━━ INPUT
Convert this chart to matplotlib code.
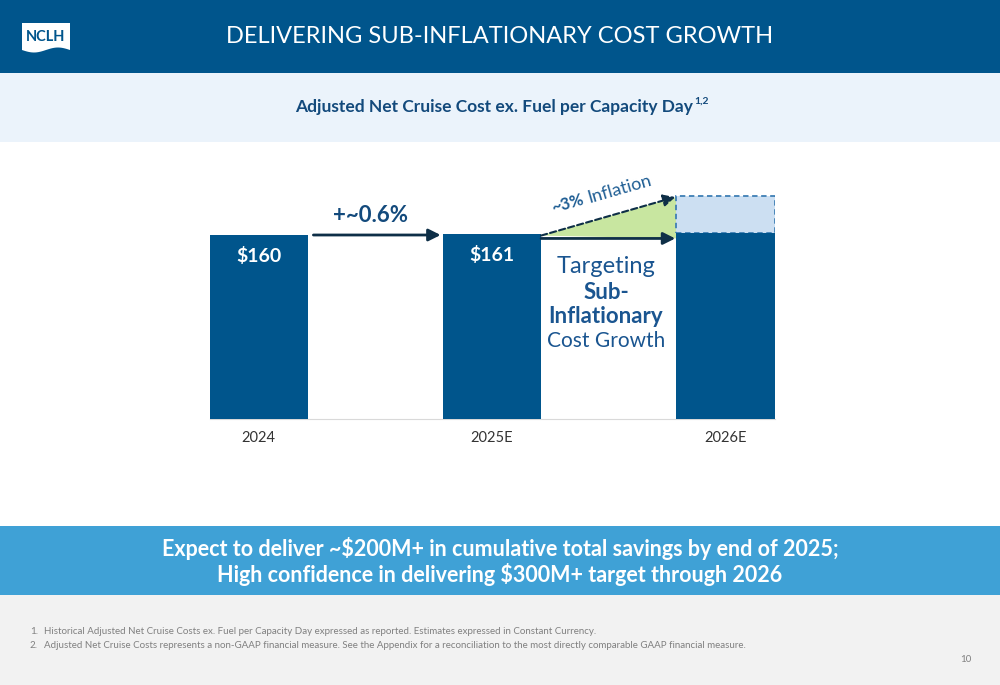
import numpy as np
import matplotlib.pyplot as plt
from matplotlib.patches import Rectangle, Polygon

plt.rcParams['font.family'] = ['Lato', 'DejaVu Sans']

# data
years = ['2024', '2025E', '2026E']
cost = [160, 161, 162]           # 2026E target bar (unlabelled)
cost_labels = ['$160', '$161', '']
inflation_ceiling = 194          # schematic top of the ~3% inflation box
growth_label = '+~0.6%'
footnotes = [
    'Historical Adjusted Net Cruise Costs ex. Fuel per Capacity Day expressed as reported. Estimates expressed in Constant Currency.',
    'Adjusted Net Cruise Costs represents a non-GAAP financial measure. See the Appendix for a reconciliation to the most directly comparable GAAP financial measure.',
]
banner_lines = ['Expect to deliver ~$200M+ in cumulative total savings by end of 2025;',
                'High confidence in delivering $300M+ target through 2026']

navy = '#00558C'
arrow_c = '#0E2F47'
text_blue = '#134A7C'

fig = plt.figure(figsize=(10, 6.85), dpi=100)

# background in pixel coords
bg = fig.add_axes([0, 0, 1, 1])
bg.set_xlim(0, 1000)
bg.set_ylim(685, 0)
bg.axis('off')
bg.add_patch(Rectangle((0, 0), 1000, 73, color=navy, lw=0))
bg.add_patch(Rectangle((0, 73), 1000, 69, color='#EBF3FB', lw=0))
bg.add_patch(Rectangle((0, 526), 1000, 69, color='#3FA1D6', lw=0))
bg.add_patch(Rectangle((0, 595), 1000, 90, color='#F2F2F2', lw=0))

# logo
xs = np.linspace(22, 70, 30)
wave = 50 + 2.5 * np.sin((xs - 22) / 48 * 2 * np.pi)
logo = [(22, 23), (70, 23)] + list(zip(xs[::-1], wave[::-1]))
bg.add_patch(Polygon(logo, closed=True, color='white', lw=0))
bg.text(46, 37, 'NCLH', ha='center', va='center', fontsize=10.5, fontweight='bold',
        color=navy, fontstretch='condensed')

bg.text(500, 36, 'DELIVERING SUB-INFLATIONARY COST GROWTH', ha='center', va='center',
        fontsize=17, color='white')

sub = bg.text(494, 107, 'Adjusted Net Cruise Cost ex. Fuel per Capacity Day', ha='center',
              va='center', fontsize=12.5, fontweight='bold', color=text_blue)
fig.canvas.draw()
ext = sub.get_window_extent()
bg.text(ext.x1 + 1, 101, '1,2', ha='left', va='center', fontsize=7.5, fontweight='bold',
        color=text_blue)

for i, line in enumerate(banner_lines):
    bg.text(500, 548 + 27 * i, line, ha='center', va='center', fontsize=15.5,
            fontweight='bold', color='white')

for i, note in enumerate(footnotes):
    bg.text(30, 631 + 15 * i, f'{i + 1}.', ha='left', va='center', fontsize=7, color='#808080')
    bg.text(44, 631 + 15 * i, note, ha='left', va='center', fontsize=7, color='#808080')
bg.text(966, 659, '10', ha='center', va='center', fontsize=7, color='#808080')

# chart axes
ax = fig.add_axes([209.5 / 1000, (685 - 419) / 685, 565 / 1000, (419 - 175) / 685])
ax.set_facecolor('none')
x = np.arange(len(years))
w = 0.42
ax.set_xlim(-0.21, 2.21)
ax.set_ylim(0, 160 * (419 - 175) / (419 - 235))

ax.bar(x[2], inflation_ceiling - cost[2], bottom=cost[2], width=w, color='#CCDFF2',
       edgecolor='#3F7FB5', linestyle=(0, (3, 2)), lw=1.3, zorder=2)
ax.bar(x, cost, width=w, color=navy, zorder=3)
for xi, v, lab in zip(x, cost, cost_labels):
    if lab:
        ax.annotate(lab, (xi, v), xytext=(0, -21), textcoords='offset pixels', ha='center',
                    va='center', fontsize=14, fontweight='bold', color='white', zorder=4)

# +~0.6% arrow
ax.annotate('', xy=(x[1] - w / 2 - 0.01, cost[0]), xytext=(x[0] + w / 2 + 0.025, cost[0]),
            arrowprops=dict(arrowstyle='-|>', color=arrow_c, lw=2, mutation_scale=18,
                            shrinkA=0, shrinkB=0))
ax.annotate(growth_label, ((x[0] + x[1]) / 2 - 0.02, cost[0]), xytext=(0, 19),
            textcoords='offset pixels', ha='center', va='center', fontsize=16,
            fontweight='bold', color=text_blue)

# inflation wedge
x0 = x[1] + w / 2
x1 = x[2] - w / 2
base = cost[1] - 4
top = inflation_ceiling - 1
ax.fill([x0, x1, x1], [cost[1] - 1.5, top, base], color='#C8E6A0', lw=0, zorder=1)
ax.annotate('', xy=(x1 - 0.005, base), xytext=(x0, base),
            arrowprops=dict(arrowstyle='-|>', color=arrow_c, lw=2, mutation_scale=18,
                            shrinkA=0, shrinkB=0), zorder=5)
ax.annotate('', xy=(x1 - 0.005, top), xytext=(x0, cost[1] - 1.5),
            arrowprops=dict(arrowstyle='-|>', color=arrow_c, lw=1.5, mutation_scale=18,
                            linestyle=(0, (3, 1.5)), shrinkA=0, shrinkB=0), zorder=5)

bg.text(553, 213, '~3%', rotation=16, rotation_mode='anchor', ha='left', va='baseline',
        fontsize=12, fontweight='bold', color='#1F5E94')
bg.text(589, 203, 'Inflation', rotation=16, rotation_mode='anchor', ha='left',
        va='baseline', fontsize=13, color='#1F5E94')

tcol = '#1A5590'
bg.text(606, 266, 'Targeting', ha='center', va='center', fontsize=17, color=tcol)
bg.text(606, 292, 'Sub-', ha='center', va='center', fontsize=16, fontweight='bold', color=tcol)
bg.text(606, 316, 'Inflationary', ha='center', va='center', fontsize=16, fontweight='bold', color=tcol)
bg.text(606, 341, 'Cost Growth', ha='center', va='center', fontsize=15, color=tcol)

ax.set_xticks(x, years)
ax.tick_params(axis='x', length=0, pad=9, labelsize=10.5, labelcolor='#333333')
ax.set_yticks([])
for s in ['top', 'left', 'right']:
    ax.spines[s].set_visible(False)
ax.spines['bottom'].set_color('#D9D9D9')

fig.savefig('out.png', dpi=100)
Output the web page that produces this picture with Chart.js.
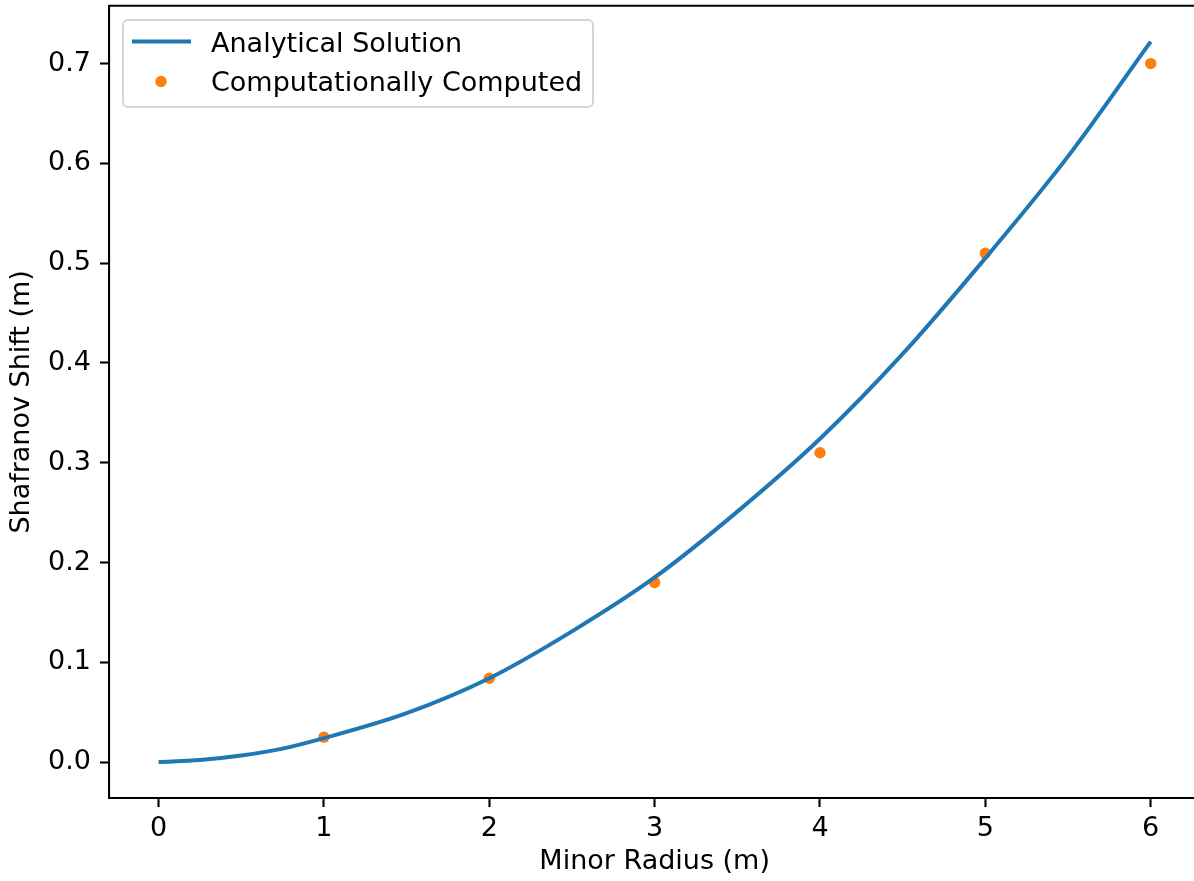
<!DOCTYPE html>
<html>
<head>
<meta charset="utf-8">
<script src="https://cdn.jsdelivr.net/npm/chart.js@4.4.1/dist/chart.umd.min.js"></script>
<style>
  html, body { margin: 0; padding: 0; background: #fff; overflow: hidden; }
  #wrap { width: 1194px; height: 881px; overflow: hidden; }
</style>
</head>
<body>
<div id="wrap"><canvas id="shiftChart" width="1206" height="881"></canvas></div>
<script>
// values
const radiusLine = [0, 0.25, 0.5, 0.75, 1, 1.5, 2, 2.5, 3, 3.5, 4, 4.5, 5, 5.5, 6];
const analyticalShift = [0, 0.002, 0.0065, 0.0135, 0.024, 0.049, 0.084, 0.131, 0.185, 0.251, 0.324, 0.409, 0.505, 0.607, 0.722];
const radiusPoints = [1, 2, 3, 4, 5, 6];
const computedShift = [0.025, 0.084, 0.18, 0.31, 0.51, 0.70];
const xTicks = [0, 1, 2, 3, 4, 5, 6];
const yTicks = [0, 0.1, 0.2, 0.3, 0.4, 0.5, 0.6, 0.7];

const FONT = "'DejaVu Sans', sans-serif";
const FSIZE = 27;
const BLUE = "#1f77b4";
const ORANGE = "#ff7f0e";

// top/right spines + legend box
const framePlugin = {
    id: "frame",
    afterDatasetsDraw(chart) {
        const { ctx, chartArea: a } = chart;
        ctx.save();
        ctx.strokeStyle = "#000";
        ctx.lineWidth = 2.1;
        ctx.beginPath();
        ctx.moveTo(a.left, a.top);
        ctx.lineTo(a.right, a.top);
        ctx.lineTo(a.right, a.bottom);
        ctx.stroke();

        // legend
        const x = 123, y = 20, w = 470, h = 87, r = 5;
        ctx.beginPath();
        ctx.moveTo(x + r, y);
        ctx.arcTo(x + w, y, x + w, y + h, r);
        ctx.arcTo(x + w, y + h, x, y + h, r);
        ctx.arcTo(x, y + h, x, y, r);
        ctx.arcTo(x, y, x + w, y, r);
        ctx.closePath();
        ctx.fillStyle = "rgba(255,255,255,0.8)";
        ctx.fill();
        ctx.strokeStyle = "#d5d5d5";
        ctx.lineWidth = 2;
        ctx.stroke();

        const ds = chart.data.datasets;
        ctx.strokeStyle = BLUE;
        ctx.lineWidth = 4;
        ctx.beginPath();
        ctx.moveTo(132, 41.5);
        ctx.lineTo(191, 41.5);
        ctx.stroke();

        ctx.fillStyle = ORANGE;
        ctx.beginPath();
        ctx.arc(161, 81.5, 5.7, 0, Math.PI * 2);
        ctx.fill();

        ctx.fillStyle = "#000";
        ctx.font = FSIZE + "px " + FONT;
        ctx.textBaseline = "alphabetic";
        ctx.textAlign = "left";
        ctx.fillText(ds[0].label, 211, 51.5);
        ctx.fillText(ds[1].label, 211, 91);
        ctx.restore();
    }
};

const ctx = document.getElementById("shiftChart").getContext("2d");

new Chart(ctx, {
    type: "scatter",
    data: {
        datasets: [{
            label: "Analytical Solution",
            data: radiusLine.map((r, i) => ({ x: r, y: analyticalShift[i] })),
            showLine: true,
            borderColor: BLUE,
            borderWidth: 4,
            pointRadius: 0,
            cubicInterpolationMode: "monotone",
            fill: false
        }, {
            label: "Computationally Computed",
            data: radiusPoints.map((r, i) => ({ x: r, y: computedShift[i] })),
            showLine: false,
            backgroundColor: ORANGE,
            borderWidth: 0,
            pointRadius: 5.7
        }]
    },
    options: {
        responsive: false,
        animation: false,
        layout: { padding: { top: 5.5, right: 0, left: 0, bottom: 0 } },
        plugins: {
            legend: { display: false },
            tooltip: { enabled: false }
        },
        scales: {
            x: {
                type: "linear",
                min: -0.3,
                max: 6.3,
                afterBuildTicks: s => { s.ticks = xTicks.map(v => ({ value: v })); },
                afterFit: s => { s.height = 83; s.paddingLeft = 0; s.paddingRight = 0; },
                grid: { drawOnChartArea: false, drawTicks: true, tickLength: 9, tickColor: "#000", tickWidth: 2.1 },
                border: { display: true, color: "#000", width: 2.1 },
                ticks: {
                    color: "#000",
                    font: { family: FONT, size: FSIZE },
                    padding: 6,
                    maxRotation: 0,
                    callback: v => String(v)
                },
                title: {
                    display: true,
                    text: "Minor Radius (m)",
                    color: "#000",
                    font: { family: FONT, size: FSIZE },
                    padding: { top: 0, bottom: 3 }
                }
            },
            y: {
                type: "linear",
                min: -0.036,
                max: 0.758,
                afterBuildTicks: s => { s.ticks = yTicks.map(v => ({ value: v })); },
                afterFit: s => { s.width = 109; s.paddingTop = 0; s.paddingBottom = 0; },
                grid: { drawOnChartArea: false, drawTicks: true, tickLength: 9, tickColor: "#000", tickWidth: 2.1 },
                border: { display: true, color: "#000", width: 2.1 },
                ticks: {
                    color: "#000",
                    font: { family: FONT, size: FSIZE },
                    padding: 9,
                    callback: v => v.toFixed(1)
                },
                title: {
                    display: true,
                    text: "Shafranov Shift (m)",
                    color: "#000",
                    font: { family: FONT, size: FSIZE },
                    padding: { top: 6, bottom: 0 }
                }
            }
        }
    },
    plugins: [framePlugin]
});
</script>
</body>
</html>
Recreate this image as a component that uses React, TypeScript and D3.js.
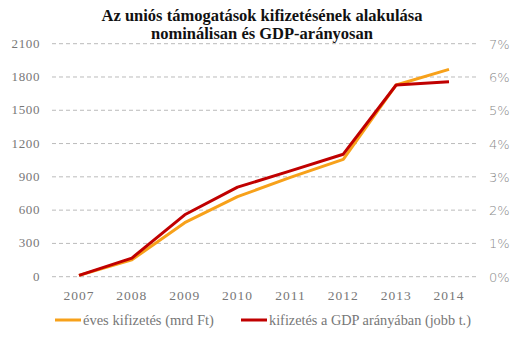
import React from "react";
import * as d3 from "d3";

const years = ["2007", "2008", "2009", "2010", "2011", "2012", "2013", "2014"];
const nominal = [12, 152, 487, 721, 895, 1058, 1728, 1869];
const gdpShare = [0.04, 0.56, 1.86, 2.69, 3.18, 3.68, 5.76, 5.86];
const leftTicks = [0, 300, 600, 900, 1200, 1500, 1800, 2100];
const rightTicks = [0, 1, 2, 3, 4, 5, 6, 7];

const W = 529, H = 340;
const serif = "'Liberation Serif', 'DejaVu Serif', serif";

export default function App() {
  const x = d3.scalePoint<string>().domain(years).range([79, 449]);
  const yL = d3.scaleLinear().domain([0, 2100]).range([276.7, 43.7]);
  const yR = d3.scaleLinear().domain([0, 7]).range([276.7, 43.7]);
  const lineL = d3.line<number>().x((_, i) => x(years[i])!).y((d) => yL(d));
  const lineR = d3.line<number>().x((_, i) => x(years[i])!).y((d) => yR(d));
  const orange = "#F7A11A";
  const red = "#C00000";
  return (
    <svg width={W} height={H} style={{ display: "block", position: "absolute", left: 0, top: 0 }} fontFamily={serif}>
      <rect width={W} height={H} fill="#fff" />
      <text x={262} y={21} textAnchor="middle" fontSize={16.5} fontWeight="bold" fill="#111">
        Az uniós támogatások kifizetésének alakulása
      </text>
      <text x={262} y={39} textAnchor="middle" fontSize={16.5} fontWeight="bold" fill="#111">
        nominálisan és GDP-arányosan
      </text>
      {leftTicks.map((t) => (
        <g key={t}>
          <line x1={52} x2={477} y1={yL(t)} y2={yL(t)} stroke="#bbb" strokeWidth={1} strokeDasharray="4 3" />
          <text x={40} y={yL(t) + 4} textAnchor="end" fontSize={13} letterSpacing={0.6} fill="#777">{t}</text>
        </g>
      ))}
      {rightTicks.map((t) => (
        <text key={t} x={489} y={yR(t) + 5} textAnchor="start" fontSize={13} fill="#888" fontFamily="'DejaVu Sans', sans-serif" fontWeight={300}>{t}%</text>
      ))}
      {years.map((yv) => (
        <text key={yv} x={x(yv)!} y={300} textAnchor="middle" fontSize={13.5} letterSpacing={1} fill="#777">{yv}</text>
      ))}
      <path d={lineL(nominal)!} fill="none" stroke={orange} strokeWidth={3} strokeLinejoin="round" />
      <path d={lineR(gdpShare)!} fill="none" stroke={red} strokeWidth={3} strokeLinejoin="round" />
      <line x1={55} x2={81} y1={320} y2={320} stroke={orange} strokeWidth={3} />
      <text x={83} y={325} fontSize={14.5} fill="#777">éves kifizetés (mrd Ft)</text>
      <line x1={241} x2={267} y1={320} y2={320} stroke={red} strokeWidth={3} />
      <text x={269} y={325} fontSize={14.3} fill="#777">kifizetés a GDP arányában (jobb t.)</text>
    </svg>
  );
}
━━━━
**DIRECTIONS:** Stop after the line containing "plt.rcParams['font.family'] = ['Lato', 'DejaVu": copy the records exactly from the first line up to there, leaving pictures out.

**THE REPLY:**
Convert this chart to matplotlib code.
import numpy as np
import matplotlib.pyplot as plt
from matplotlib.patches import Rectangle, Polygon

plt.rcParams['font.family'] = ['Lato', 'DejaVu Sans']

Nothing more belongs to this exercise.